Cheating Q&A: Brad Anderson

Do you have a lot of students that cheat? 

“I say that I trust everyone until I have reason not to. I am sure I have students who, under the cloak of darkness perhaps, cheat. Maybe they don’t think they’re cheating, or maybe they do know it and they’re fine with the risk of reward. I’m sure, like all teachers, I have students who cheat on quizzes or tests. I think I’ve structured my class in a way that it’s kind of hard to cheat on homework because my homework is more or less your notes and readings and knowing your stuff.”

You said maybe students don’t know they’re cheating. How would you define cheating? 

“Passing off anybody else’s work as your own. It can be as simple as copying someone else’s homework and then handing it in for credit. The homework should be to practice and reinforce the skills or lessons learned in class. It’s a shame that homework has become a point or a grade push. Some students would say, ‘well, I need the points.’ In that regard, they might not think of it as cheating, but anytime you’re passing off your someone else’s work as your own, that’s cheap.”

Why do you think that students cheat? 

“The system is set up so that there’s a lot of pressure on kids to achieve, to get a certain grade. An A is no longer this kind of like rare, worked-for, and hard to come by award for you. A is expected. A is almost like average, right? [With] anything lower than an A or an A-, parents get upset. Students, if they’re highly motivated, they get upset. So, know the emphasis on college. Getting the grades you want. Getting the accolades that you want at graduation. That all plays into every little point. Kids have become very good at the accounting of their grades, especially with up-to-the-minute notifications. I’m glad that we don’t have our phones anymore in school because you’d enter a grade and [students would] be right at your desk if it wasn’t a grade they wanted or maybe you put in a typo. And kids would freak out over their grades. So it’s just a sad statement that we’re worried more about grades then we are about learning.”

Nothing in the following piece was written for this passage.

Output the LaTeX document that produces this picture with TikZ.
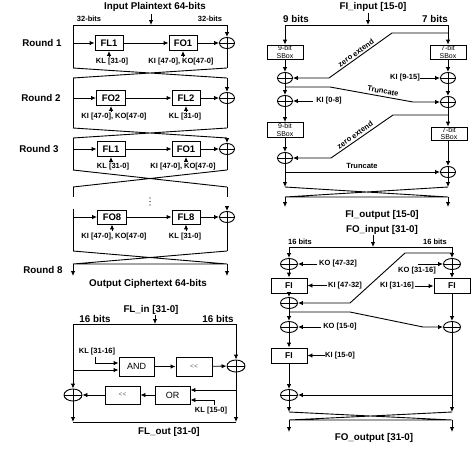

How do students cheat most often? 

“You know, I don’t know. Obviously in homework, it’s just simple copying. I see it in lunch. You see it in the hallways. In my classroom, at least this year, I’ve really cracked down on that. And I don’t want any other work besides the history in my class. I don’t want math, and I don’t want science, unless it’s the last couple of minutes, which rarely, rarely happens in my class. I’m sure there’s a degree of looking on someone’s paper or having some sort of cheat sheet. I don’t know. I’m not sure. That one’s for the kids to answer.”

How do you think that students should be punished?

“It’s academic dishonesty. At the college level, you could be dropped from the course or receive a D. I’d like to say there’s an across-the-board answer for it. It’s hard to be a detective every single time for every single assignment especially when all the answers are the same. An E for the assignment and a phone call or an email is warranted. [If] there’s repeated offenses, you’ve got to go buy the student handbook. There are some serious ramifications for a student that is caught cheating.”

How is cheating a reflection of a person? 

“I think good kids do things that they’re probably not proud of because maybe they feel pressure to do it, and it does not justify it. It’s a reflection, obviously, on their integrity. [If] you’re cheating on a quiz or a quest, how can I trust you on the larger things? How can you be trusted? It’s kind of like the saying ‘how you do anything is how you do everything.’ And if you cheat on small things, are you going to cheat on the big things too? In life? It becomes a habit. Just like anything, quitting becomes a habit, cheating becomes a habit, stealing becomes a habit. So, you know, ultimately the people who cheat, they may get away with it. They may never get caught. They may never have to answer for it, but ultimately, their achievements are built upon cheating or lying.